Written request:
Retype, exactly as they stand, the lines from the start of the data to the line that contains "from matplotlib.lines import Line2D", both ends included. Leave the pictures out.

-=-=-

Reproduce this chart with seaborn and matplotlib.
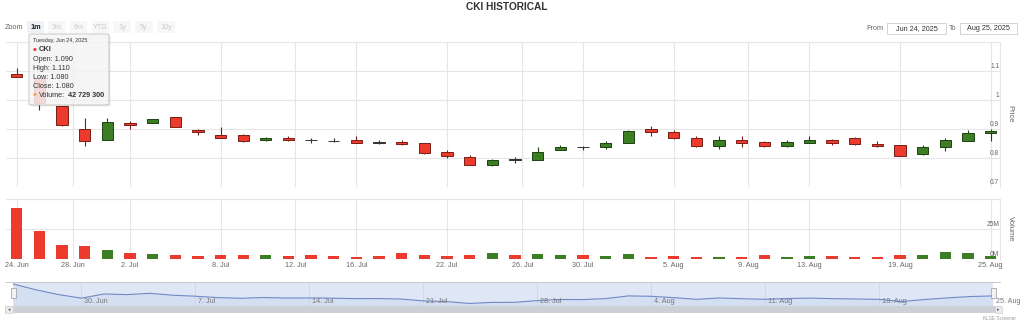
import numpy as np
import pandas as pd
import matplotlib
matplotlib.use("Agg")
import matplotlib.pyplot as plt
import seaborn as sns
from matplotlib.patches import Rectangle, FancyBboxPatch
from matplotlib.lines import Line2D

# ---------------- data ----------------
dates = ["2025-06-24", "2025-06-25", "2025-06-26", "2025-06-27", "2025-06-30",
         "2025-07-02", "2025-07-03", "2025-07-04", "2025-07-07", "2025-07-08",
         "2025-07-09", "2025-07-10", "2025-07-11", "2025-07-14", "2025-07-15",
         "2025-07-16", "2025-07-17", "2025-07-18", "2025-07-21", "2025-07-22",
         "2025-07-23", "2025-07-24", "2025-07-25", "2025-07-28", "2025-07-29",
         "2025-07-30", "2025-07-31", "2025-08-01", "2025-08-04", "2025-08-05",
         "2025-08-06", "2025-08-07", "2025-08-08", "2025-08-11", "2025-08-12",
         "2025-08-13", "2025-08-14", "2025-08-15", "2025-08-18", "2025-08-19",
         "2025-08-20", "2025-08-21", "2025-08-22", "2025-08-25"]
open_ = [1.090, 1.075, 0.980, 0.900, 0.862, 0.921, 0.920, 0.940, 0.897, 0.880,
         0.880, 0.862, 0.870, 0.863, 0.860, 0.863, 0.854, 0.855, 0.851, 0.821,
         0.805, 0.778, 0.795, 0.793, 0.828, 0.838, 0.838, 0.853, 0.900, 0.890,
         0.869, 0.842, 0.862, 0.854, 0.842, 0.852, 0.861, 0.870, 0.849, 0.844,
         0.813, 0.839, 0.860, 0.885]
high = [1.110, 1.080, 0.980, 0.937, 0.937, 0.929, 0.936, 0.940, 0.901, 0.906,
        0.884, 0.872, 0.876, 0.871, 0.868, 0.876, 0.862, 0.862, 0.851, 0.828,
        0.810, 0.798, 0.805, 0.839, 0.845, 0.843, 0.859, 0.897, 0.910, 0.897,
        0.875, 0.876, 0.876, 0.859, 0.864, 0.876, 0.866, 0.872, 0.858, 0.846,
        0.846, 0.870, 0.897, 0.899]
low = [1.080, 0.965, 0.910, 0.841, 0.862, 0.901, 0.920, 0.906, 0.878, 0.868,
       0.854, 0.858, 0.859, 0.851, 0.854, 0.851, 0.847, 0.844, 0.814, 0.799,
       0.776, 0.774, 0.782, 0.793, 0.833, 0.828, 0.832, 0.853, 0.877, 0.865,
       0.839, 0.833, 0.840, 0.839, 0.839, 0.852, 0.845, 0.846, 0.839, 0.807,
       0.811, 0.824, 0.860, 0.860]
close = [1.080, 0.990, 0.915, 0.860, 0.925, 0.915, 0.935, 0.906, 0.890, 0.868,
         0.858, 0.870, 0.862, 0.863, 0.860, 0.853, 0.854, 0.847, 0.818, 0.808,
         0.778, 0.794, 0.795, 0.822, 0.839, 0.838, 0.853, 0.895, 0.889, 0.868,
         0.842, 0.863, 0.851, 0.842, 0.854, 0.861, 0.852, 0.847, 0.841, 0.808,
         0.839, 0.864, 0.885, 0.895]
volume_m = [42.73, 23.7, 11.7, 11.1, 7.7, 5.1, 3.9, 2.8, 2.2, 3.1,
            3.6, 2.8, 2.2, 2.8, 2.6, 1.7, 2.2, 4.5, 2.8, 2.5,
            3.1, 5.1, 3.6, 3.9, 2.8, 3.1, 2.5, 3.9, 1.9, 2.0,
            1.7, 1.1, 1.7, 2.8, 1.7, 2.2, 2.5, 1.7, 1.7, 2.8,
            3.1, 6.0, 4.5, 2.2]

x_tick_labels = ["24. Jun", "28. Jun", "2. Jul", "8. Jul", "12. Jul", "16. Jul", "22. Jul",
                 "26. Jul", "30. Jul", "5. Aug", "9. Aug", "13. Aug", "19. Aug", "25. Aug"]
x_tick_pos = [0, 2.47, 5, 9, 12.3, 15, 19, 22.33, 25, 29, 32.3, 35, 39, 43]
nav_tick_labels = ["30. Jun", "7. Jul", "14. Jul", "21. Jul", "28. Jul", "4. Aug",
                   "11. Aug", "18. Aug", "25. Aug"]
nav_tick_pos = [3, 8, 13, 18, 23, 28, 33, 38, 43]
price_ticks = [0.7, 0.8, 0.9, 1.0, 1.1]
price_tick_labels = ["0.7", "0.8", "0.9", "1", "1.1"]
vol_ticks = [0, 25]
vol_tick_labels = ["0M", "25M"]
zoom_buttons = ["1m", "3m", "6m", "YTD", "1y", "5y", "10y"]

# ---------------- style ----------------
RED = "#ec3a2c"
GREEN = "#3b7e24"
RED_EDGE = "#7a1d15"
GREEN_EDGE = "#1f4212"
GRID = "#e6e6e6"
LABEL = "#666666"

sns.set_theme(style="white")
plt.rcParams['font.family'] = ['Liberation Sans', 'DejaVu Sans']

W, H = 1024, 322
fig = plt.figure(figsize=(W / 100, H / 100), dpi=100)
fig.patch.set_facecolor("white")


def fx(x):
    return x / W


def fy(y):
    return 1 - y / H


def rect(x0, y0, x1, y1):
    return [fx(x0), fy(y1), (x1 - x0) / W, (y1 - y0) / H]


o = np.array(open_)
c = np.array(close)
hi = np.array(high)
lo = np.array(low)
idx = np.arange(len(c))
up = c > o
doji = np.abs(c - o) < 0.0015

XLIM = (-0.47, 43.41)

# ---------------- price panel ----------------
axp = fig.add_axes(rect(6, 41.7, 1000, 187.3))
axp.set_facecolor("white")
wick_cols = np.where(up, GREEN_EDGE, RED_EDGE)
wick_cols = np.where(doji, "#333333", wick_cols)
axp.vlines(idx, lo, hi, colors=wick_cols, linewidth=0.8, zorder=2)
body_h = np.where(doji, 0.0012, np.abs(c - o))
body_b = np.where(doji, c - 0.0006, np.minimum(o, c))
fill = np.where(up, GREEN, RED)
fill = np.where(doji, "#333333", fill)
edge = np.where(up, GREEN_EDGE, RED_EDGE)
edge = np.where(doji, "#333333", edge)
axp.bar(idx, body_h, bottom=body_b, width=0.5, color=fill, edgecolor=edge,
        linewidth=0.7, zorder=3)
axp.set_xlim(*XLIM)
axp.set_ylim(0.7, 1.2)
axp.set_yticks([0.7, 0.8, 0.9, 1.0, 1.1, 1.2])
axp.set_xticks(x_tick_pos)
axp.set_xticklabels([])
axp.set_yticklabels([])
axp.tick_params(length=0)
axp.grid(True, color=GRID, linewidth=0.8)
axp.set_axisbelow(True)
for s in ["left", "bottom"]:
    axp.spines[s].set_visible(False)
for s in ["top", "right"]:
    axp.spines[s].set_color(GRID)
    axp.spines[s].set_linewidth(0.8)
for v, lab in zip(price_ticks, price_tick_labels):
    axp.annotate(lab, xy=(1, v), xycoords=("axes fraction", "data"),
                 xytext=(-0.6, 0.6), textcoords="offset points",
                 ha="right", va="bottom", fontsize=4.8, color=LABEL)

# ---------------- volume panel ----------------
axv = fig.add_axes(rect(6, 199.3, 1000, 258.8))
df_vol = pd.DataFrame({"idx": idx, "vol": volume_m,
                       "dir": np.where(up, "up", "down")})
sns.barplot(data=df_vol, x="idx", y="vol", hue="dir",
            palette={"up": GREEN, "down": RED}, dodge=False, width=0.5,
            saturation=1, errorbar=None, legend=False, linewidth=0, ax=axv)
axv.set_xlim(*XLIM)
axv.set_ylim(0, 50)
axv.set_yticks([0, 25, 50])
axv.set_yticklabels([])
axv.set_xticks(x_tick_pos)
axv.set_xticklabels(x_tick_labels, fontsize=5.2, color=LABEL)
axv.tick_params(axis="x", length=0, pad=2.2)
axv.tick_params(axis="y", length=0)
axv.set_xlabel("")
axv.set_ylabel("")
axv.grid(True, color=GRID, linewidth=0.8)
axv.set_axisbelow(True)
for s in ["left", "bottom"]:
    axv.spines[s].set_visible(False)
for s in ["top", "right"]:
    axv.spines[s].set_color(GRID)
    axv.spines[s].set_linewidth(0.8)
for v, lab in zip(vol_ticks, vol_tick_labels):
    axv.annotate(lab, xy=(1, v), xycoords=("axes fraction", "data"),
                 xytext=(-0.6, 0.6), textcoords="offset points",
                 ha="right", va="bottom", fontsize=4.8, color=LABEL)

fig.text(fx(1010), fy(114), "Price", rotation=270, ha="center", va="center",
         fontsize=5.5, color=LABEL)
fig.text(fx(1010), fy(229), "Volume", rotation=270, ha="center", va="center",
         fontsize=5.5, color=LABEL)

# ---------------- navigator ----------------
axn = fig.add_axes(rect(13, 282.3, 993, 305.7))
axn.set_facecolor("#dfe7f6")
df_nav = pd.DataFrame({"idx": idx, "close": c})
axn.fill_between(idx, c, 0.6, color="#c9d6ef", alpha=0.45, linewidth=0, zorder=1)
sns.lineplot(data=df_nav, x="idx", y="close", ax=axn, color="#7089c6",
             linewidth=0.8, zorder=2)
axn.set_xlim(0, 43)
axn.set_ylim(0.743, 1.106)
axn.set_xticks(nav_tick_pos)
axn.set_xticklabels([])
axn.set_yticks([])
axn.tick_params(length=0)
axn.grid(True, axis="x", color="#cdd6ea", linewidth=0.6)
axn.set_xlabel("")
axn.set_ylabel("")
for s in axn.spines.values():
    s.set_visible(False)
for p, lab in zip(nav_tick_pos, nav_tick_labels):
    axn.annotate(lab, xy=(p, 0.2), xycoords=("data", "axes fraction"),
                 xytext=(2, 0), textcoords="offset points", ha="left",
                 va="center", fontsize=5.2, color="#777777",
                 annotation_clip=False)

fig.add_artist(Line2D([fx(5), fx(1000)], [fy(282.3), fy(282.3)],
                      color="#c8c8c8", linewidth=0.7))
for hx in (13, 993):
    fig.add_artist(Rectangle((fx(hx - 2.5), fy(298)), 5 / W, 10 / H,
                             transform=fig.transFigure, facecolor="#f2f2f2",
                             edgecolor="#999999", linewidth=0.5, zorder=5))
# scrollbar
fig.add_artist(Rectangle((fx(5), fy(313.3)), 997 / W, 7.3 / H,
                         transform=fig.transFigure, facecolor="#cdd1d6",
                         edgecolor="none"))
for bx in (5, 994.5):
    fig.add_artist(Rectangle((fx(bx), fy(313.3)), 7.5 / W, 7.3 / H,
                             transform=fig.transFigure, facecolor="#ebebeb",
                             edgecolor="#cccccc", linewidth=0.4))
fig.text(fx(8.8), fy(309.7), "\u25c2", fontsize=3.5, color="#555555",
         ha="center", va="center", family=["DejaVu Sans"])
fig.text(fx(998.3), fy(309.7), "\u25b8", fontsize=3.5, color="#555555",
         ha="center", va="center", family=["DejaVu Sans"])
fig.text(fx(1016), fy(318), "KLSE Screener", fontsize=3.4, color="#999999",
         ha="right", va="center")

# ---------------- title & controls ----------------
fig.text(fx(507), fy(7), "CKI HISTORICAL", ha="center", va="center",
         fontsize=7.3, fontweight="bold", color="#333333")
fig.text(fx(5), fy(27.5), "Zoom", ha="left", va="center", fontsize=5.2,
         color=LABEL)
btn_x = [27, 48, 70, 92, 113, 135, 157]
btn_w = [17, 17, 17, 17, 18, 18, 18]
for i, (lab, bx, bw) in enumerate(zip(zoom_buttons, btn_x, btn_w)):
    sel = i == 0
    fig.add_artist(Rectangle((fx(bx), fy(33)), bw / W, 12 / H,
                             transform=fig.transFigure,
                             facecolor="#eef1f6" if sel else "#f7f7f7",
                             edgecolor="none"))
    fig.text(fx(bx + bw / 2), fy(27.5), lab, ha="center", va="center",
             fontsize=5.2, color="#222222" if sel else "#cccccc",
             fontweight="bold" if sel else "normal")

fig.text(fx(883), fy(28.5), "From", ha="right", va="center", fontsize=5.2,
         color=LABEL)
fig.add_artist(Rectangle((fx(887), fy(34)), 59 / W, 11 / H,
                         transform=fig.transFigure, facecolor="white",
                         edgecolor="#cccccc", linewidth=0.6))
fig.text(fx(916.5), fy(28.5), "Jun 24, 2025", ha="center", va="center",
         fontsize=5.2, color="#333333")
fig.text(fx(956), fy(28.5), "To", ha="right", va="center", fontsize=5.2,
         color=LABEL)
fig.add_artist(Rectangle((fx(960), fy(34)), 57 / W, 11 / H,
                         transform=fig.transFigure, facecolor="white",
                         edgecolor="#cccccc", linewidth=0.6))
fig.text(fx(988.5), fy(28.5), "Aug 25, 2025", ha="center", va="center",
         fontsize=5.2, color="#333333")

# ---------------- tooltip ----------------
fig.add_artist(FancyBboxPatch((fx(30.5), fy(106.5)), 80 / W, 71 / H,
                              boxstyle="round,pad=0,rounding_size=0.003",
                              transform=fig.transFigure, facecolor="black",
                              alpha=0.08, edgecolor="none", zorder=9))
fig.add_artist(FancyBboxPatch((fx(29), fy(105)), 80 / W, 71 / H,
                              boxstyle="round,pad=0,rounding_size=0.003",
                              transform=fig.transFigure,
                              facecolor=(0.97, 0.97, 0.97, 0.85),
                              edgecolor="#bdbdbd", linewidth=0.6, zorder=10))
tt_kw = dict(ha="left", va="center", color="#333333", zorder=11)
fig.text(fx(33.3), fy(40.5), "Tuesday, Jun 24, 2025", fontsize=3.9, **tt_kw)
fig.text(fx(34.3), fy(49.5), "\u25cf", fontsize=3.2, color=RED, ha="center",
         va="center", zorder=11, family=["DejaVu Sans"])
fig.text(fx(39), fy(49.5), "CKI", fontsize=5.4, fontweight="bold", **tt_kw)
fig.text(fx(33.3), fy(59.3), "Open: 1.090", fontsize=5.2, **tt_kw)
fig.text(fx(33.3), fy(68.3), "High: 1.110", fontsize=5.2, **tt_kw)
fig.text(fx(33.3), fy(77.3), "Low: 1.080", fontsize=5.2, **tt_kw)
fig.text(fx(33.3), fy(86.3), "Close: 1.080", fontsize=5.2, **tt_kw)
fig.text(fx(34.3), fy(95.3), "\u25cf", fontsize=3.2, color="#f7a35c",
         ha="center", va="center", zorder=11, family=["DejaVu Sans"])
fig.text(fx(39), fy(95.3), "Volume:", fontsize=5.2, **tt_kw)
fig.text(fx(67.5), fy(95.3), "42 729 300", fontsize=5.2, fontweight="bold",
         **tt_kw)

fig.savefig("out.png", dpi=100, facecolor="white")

-=-=-

Problem solution:
Reproduce this chart with seaborn and matplotlib.
import numpy as np
import pandas as pd
import matplotlib
matplotlib.use("Agg")
import matplotlib.pyplot as plt
import seaborn as sns
from matplotlib.patches import Rectangle, FancyBboxPatch
from matplotlib.lines import Line2D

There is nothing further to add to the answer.